### DATA TO USE

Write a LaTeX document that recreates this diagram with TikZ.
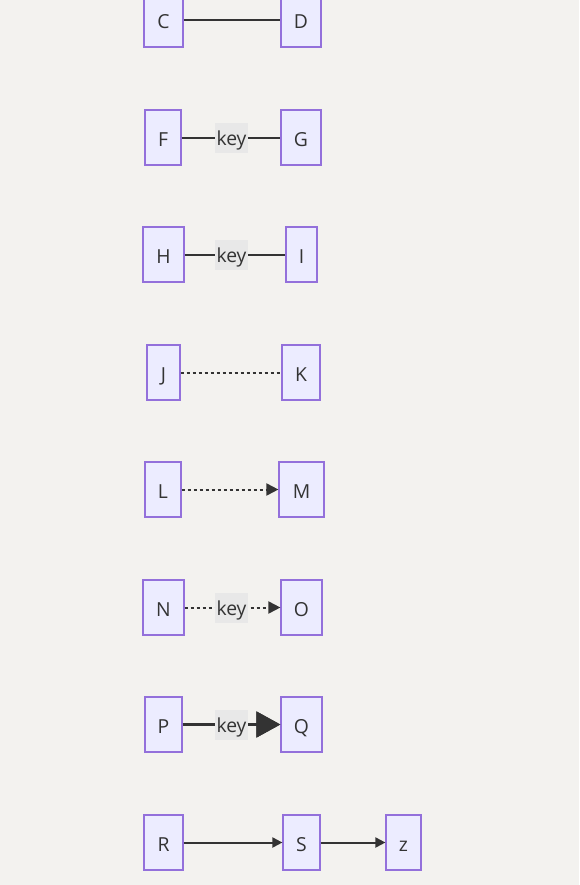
\documentclass[tikz,border=0pt]{standalone}
\usepackage{fontspec}
\setmainfont{Open Sans}
\usetikzlibrary{arrows.meta}
\definecolor{bg}{HTML}{F3F2EF}
\definecolor{boxfill}{HTML}{ECECFF}
\definecolor{bord}{HTML}{9370DB}
\definecolor{ink}{HTML}{333333}
\definecolor{labfill}{HTML}{E8E8E8}
\begin{document}
\begin{tikzpicture}[x=0.75pt,y=-0.75pt,
  box/.style={draw=bord, fill=boxfill, line width=0.9pt, minimum height=41.25pt,
    inner sep=0pt, text=ink, font=\fontsize{14.5}{17}\selectfont,
    text height=14pt, text depth=1pt},
  bw/.style={minimum width=#1*0.75pt},
  lab/.style={fill=labfill, inner sep=0pt, minimum width=24.75pt, minimum height=22.5pt,
    text=ink, font=\fontsize{14.5}{17}\selectfont, text height=13.5pt, text depth=1.5pt},
  edge/.style={draw=ink, line width=1.5pt},
  dots/.style={dash pattern=on 2.25pt off 2.25pt},
  thickedge/.style={draw=ink, line width=2.7pt},
  tip/.style={-{Triangle[length=7.5pt,width=7.5pt]}},
  dtip/.style={-{Triangle[length=9pt,width=9pt]}},
  bigtip/.style={-{Triangle[length=18pt,width=19pt]}}
]
\useasboundingbox (0,0) rectangle (579,885);
\fill[bg] (0,0) rectangle (579,885);

% row 1
\node[box,bw=39] (C) at (163.5,19.5) {C};
\node[box,bw=40] (D) at (301,19.5) {D};
\draw[edge] (C) -- (D);

% row 2
\node[box,bw=36] (F) at (163,137.5) {F};
\node[box,bw=40] (G) at (301,137.5) {G};
\draw[edge] (F) -- (G);
\node[lab] (k1) at (231.5,137.5) {key};

% row 3
\node[box,bw=41] (H) at (163.5,254.5) {H};
\node[box,bw=31] (I) at (301.5,254.5) {I};
\draw[edge] (H) -- (I);
\node[lab] (k2) at (231.5,254.5) {key};

% row 4
\node[box,bw=33] (J) at (163.5,372.5) {J};
\node[box,bw=38] (K) at (301,372.5) {K};
\draw[edge,dots] (J) -- (K);

% row 5
\node[box,bw=36] (L) at (163,489.5) {L};
\node[box,bw=45] (M) at (301.5,489.5) {M};
\draw[edge,dots,dtip] (L) -- (M);

% row 6
\node[box,bw=41] (N) at (163.5,607.5) {N};
\node[box,bw=41] (O) at (301.5,607.5) {O};
\draw[edge,dots,dtip] (N) -- (O);
\node[lab] (k3) at (231.5,607.5) {key};

% row 7
\node[box,bw=37] (P) at (163.5,724.5) {P};
\node[box,bw=41] (Q) at (301.5,724.5) {Q};
\draw[thickedge,bigtip] (P) -- (Q);
\node[lab] (k4) at (231.5,724.5) {key};
\draw[thickedge,bigtip] (k4.east) -- (Q);

% row 8
\node[box,bw=39] (R) at (163.5,842.5) {R};
\node[box,bw=37] (S) at (301.5,842.5) {S};
\node[box,bw=35] (Z) at (403.5,842.5) {z};
\draw[edge,tip] (R) -- (S);
\draw[edge,tip] (S) -- (Z);
\end{tikzpicture}
\end{document}
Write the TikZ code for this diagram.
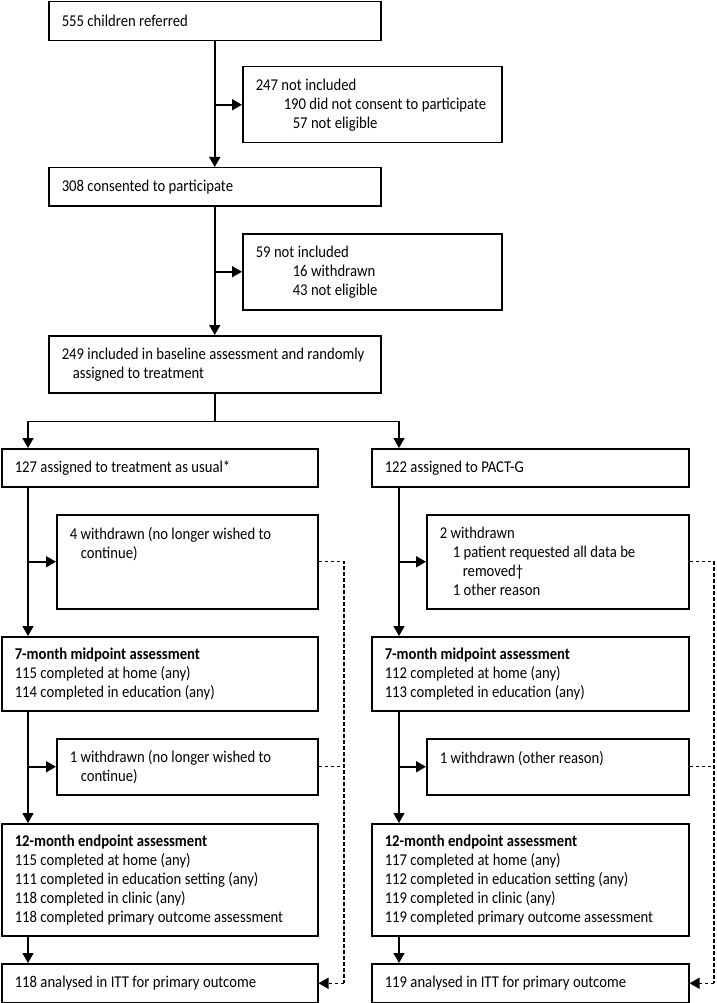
\documentclass[tikz,border=0pt]{standalone}
\usepackage{fontspec}
\setmainfont{Carlito}[FakeStretch=0.89]
\usepackage{tikz}
\usetikzlibrary{arrows.meta}
\newcommand{\boxfont}{\fontsize{16.5}{19}\selectfont\spaceskip=3.4pt plus 1pt minus 0.5pt\relax\hyphenpenalty=10000\relax}
\tikzstyle{box}   = [draw, line width=1.5pt, anchor=north west, inner xsep=13pt, inner ysep=0pt, align=flush left, font=\boxfont]
\tikzstyle{line}  = [line width=1.6pt]
\tikzstyle{arrow} = [line width=1.6pt, -{Triangle[length=10pt,width=11pt]}]
\tikzstyle{lost}  = [line width=1.4pt, dash pattern=on 3.5pt off 2.5pt]

\begin{document}
\begin{tikzpicture}[x=1pt, y=-1pt]
  \useasboundingbox (0,0) rectangle (716,1003);

  %screening
  \node[box, minimum width=332pt, text width=306pt, minimum height=39pt] (referred) at (48,1) {555 children referred};
  \node[box, minimum width=259pt, text width=233pt, minimum height=76pt] (notincl1) at (242,66)
    {247 not included\\\hspace*{28pt}190 did not consent to participate\\\hspace*{37pt}57 not eligible};
  \node[box, minimum width=332pt, text width=306pt, minimum height=38pt] (consented) at (48,167) {308 consented to participate};
  \node[box, minimum width=259pt, text width=233pt, minimum height=76pt] (notincl2) at (242,233)
    {59 not included\\\hspace*{37pt}16 withdrawn\\\hspace*{37pt}43 not eligible};
  \node[box, minimum width=332pt, text width=306pt, minimum height=57pt] (included) at (48,335)
    {249 included in baseline assessment and randomly\\\hspace*{11pt}assigned to treatment};

  %treatment as usual
  \coordinate (trunkL) at (28,0);
  \coordinate (lostL) at (344,0);
  \node[box, minimum width=316pt, text width=290pt, minimum height=38pt] (usual) at (1,448) {127 assigned to treatment as usual*};
  \node[box, minimum width=261pt, text width=235pt, minimum height=94pt] (wdL1) at (56,514)
    {4 withdrawn (no longer wished to\\\hspace*{11pt}continue)\\~\\~};
  \node[box, minimum width=316pt, text width=290pt, minimum height=74pt] (midL) at (1,636)
    {\textbf{7-month midpoint assessment}\\115 completed at home (any)\\114 completed in education (any)};
  \node[box, minimum width=261pt, text width=235pt, minimum height=56pt] (wdL2) at (56,738)
    {1 withdrawn (no longer wished to\\\hspace*{11pt}continue)};
  \node[box, minimum width=316pt, text width=290pt, minimum height=112pt] (endL) at (1,823)
    {\textbf{12-month endpoint assessment}\\115 completed at home (any)\\111 completed in education setting (any)\\118 completed in clinic (any)\\118 completed primary outcome assessment};
  \node[box, minimum width=316pt, text width=290pt, minimum height=39pt] (ittL) at (1,963) {118 analysed in ITT for primary outcome};

  %PACT-G
  \coordinate (trunkR) at (399,0);
  \coordinate (lostR) at (714,0);
  \node[box, minimum width=317pt, text width=291pt, minimum height=38pt] (pactg) at (371,448) {122 assigned to PACT-G};
  \node[box, minimum width=262pt, text width=236pt, minimum height=94pt] (wdR1) at (426,514)
    {2 withdrawn\\\hspace*{13pt}1 patient requested all data be\\\hspace*{23pt}removed\textdagger\\\hspace*{13pt}1 other reason};
  \node[box, minimum width=317pt, text width=291pt, minimum height=74pt] (midR) at (371,636)
    {\textbf{7-month midpoint assessment}\\112 completed at home (any)\\113 completed in education (any)};
  \node[box, minimum width=262pt, text width=236pt, minimum height=56pt] (wdR2) at (426,738)
    {1 withdrawn (other reason)\\~};
  \node[box, minimum width=317pt, text width=291pt, minimum height=112pt] (endR) at (371,823)
    {\textbf{12-month endpoint assessment}\\117 completed at home (any)\\112 completed in education setting (any)\\119 completed in clinic (any)\\119 completed primary outcome assessment};
  \node[box, minimum width=317pt, text width=291pt, minimum height=39pt] (ittR) at (371,963) {119 analysed in ITT for primary outcome};

  %main flow
  \draw[arrow] (referred) -- (consented);
  \draw[arrow] (referred.south |- notincl1.west) -- (notincl1.west);
  \draw[arrow] (consented) -- (included);
  \draw[arrow] (consented.south |- notincl2.west) -- (notincl2.west);
  \draw[line] (included.south) -- ++(0,28) coordinate (split);
  \draw[arrow] (split) -| (usual.north -| trunkL);
  \draw[arrow] (split) -| (pactg.north -| trunkR);

  %left arm
  \draw[arrow] (usual.south -| trunkL) -- (midL.north -| trunkL);
  \draw[arrow] (wdL1.west -| trunkL) -- (wdL1.west);
  \draw[arrow] (midL.south -| trunkL) -- (endL.north -| trunkL);
  \draw[arrow] (wdL2.west -| trunkL) -- (wdL2.west);
  \draw[arrow] (endL.south -| trunkL) -- (ittL.north -| trunkL);

  %right arm
  \draw[arrow] (pactg.south -| trunkR) -- (midR.north -| trunkR);
  \draw[arrow] (wdR1.west -| trunkR) -- (wdR1.west);
  \draw[arrow] (midR.south -| trunkR) -- (endR.north -| trunkR);
  \draw[arrow] (wdR2.west -| trunkR) -- (wdR2.west);
  \draw[arrow] (endR.south -| trunkR) -- (ittR.north -| trunkR);

  %withdrawals back to ITT
  \draw[lost] (wdL1.east) -- (wdL1.east -| lostL) -- (ittL.east -| lostL);
  \draw[lost, -{Triangle[length=10pt,width=11pt]}] (ittL.east -| lostL) -- (ittL.east);
  \draw[lost] (wdL2.east) -- (wdL2.east -| lostL);
  \draw[lost] (wdR1.east) -- (wdR1.east -| lostR) -- (ittR.east -| lostR);
  \draw[lost, -{Triangle[length=10pt,width=11pt]}] (ittR.east -| lostR) -- (ittR.east);
  \draw[lost] (wdR2.east) -- (wdR2.east -| lostR);
\end{tikzpicture}
\end{document}
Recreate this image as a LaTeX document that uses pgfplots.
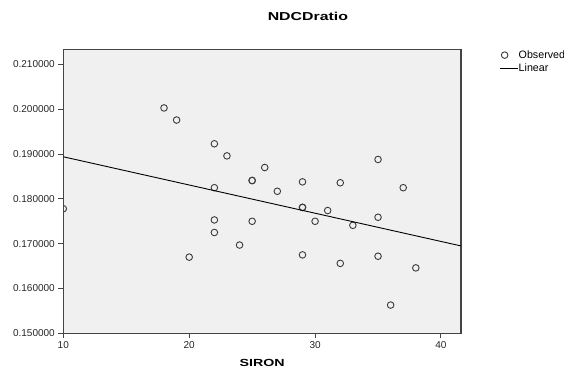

######

# WRITTEN INSTRUCTION
The lines to reproduce run from the one above containing "Write the TikZ code for this diagram." through the one containing "included in baseline". Copy them exactly and leave out all pictures.

# FULL OUTPUT
Write the TikZ code for this diagram.
\documentclass[tikz,border=0pt]{standalone}
\usepackage{fontspec}
\setmainfont{Carlito}[FakeStretch=0.89]
\usepackage{tikz}
\usetikzlibrary{arrows.meta}
\newcommand{\boxfont}{\fontsize{16.5}{19}\selectfont\spaceskip=3.4pt plus 1pt minus 0.5pt\relax\hyphenpenalty=10000\relax}
\tikzstyle{box}   = [draw, line width=1.5pt, anchor=north west, inner xsep=13pt, inner ysep=0pt, align=flush left, font=\boxfont]
\tikzstyle{line}  = [line width=1.6pt]
\tikzstyle{arrow} = [line width=1.6pt, -{Triangle[length=10pt,width=11pt]}]
\tikzstyle{lost}  = [line width=1.4pt, dash pattern=on 3.5pt off 2.5pt]

\begin{document}
\begin{tikzpicture}[x=1pt, y=-1pt]
  \useasboundingbox (0,0) rectangle (716,1003);

  %screening
  \node[box, minimum width=332pt, text width=306pt, minimum height=39pt] (referred) at (48,1) {555 children referred};
  \node[box, minimum width=259pt, text width=233pt, minimum height=76pt] (notincl1) at (242,66)
    {247 not included\\\hspace*{28pt}190 did not consent to participate\\\hspace*{37pt}57 not eligible};
  \node[box, minimum width=332pt, text width=306pt, minimum height=38pt] (consented) at (48,167) {308 consented to participate};
  \node[box, minimum width=259pt, text width=233pt, minimum height=76pt] (notincl2) at (242,233)
    {59 not included\\\hspace*{37pt}16 withdrawn\\\hspace*{37pt}43 not eligible};
  \node[box, minimum width=332pt, text width=306pt, minimum height=57pt] (included) at (48,335)
    {249 included in baseline assessment and randomly\\\hspace*{11pt}assigned to treatment};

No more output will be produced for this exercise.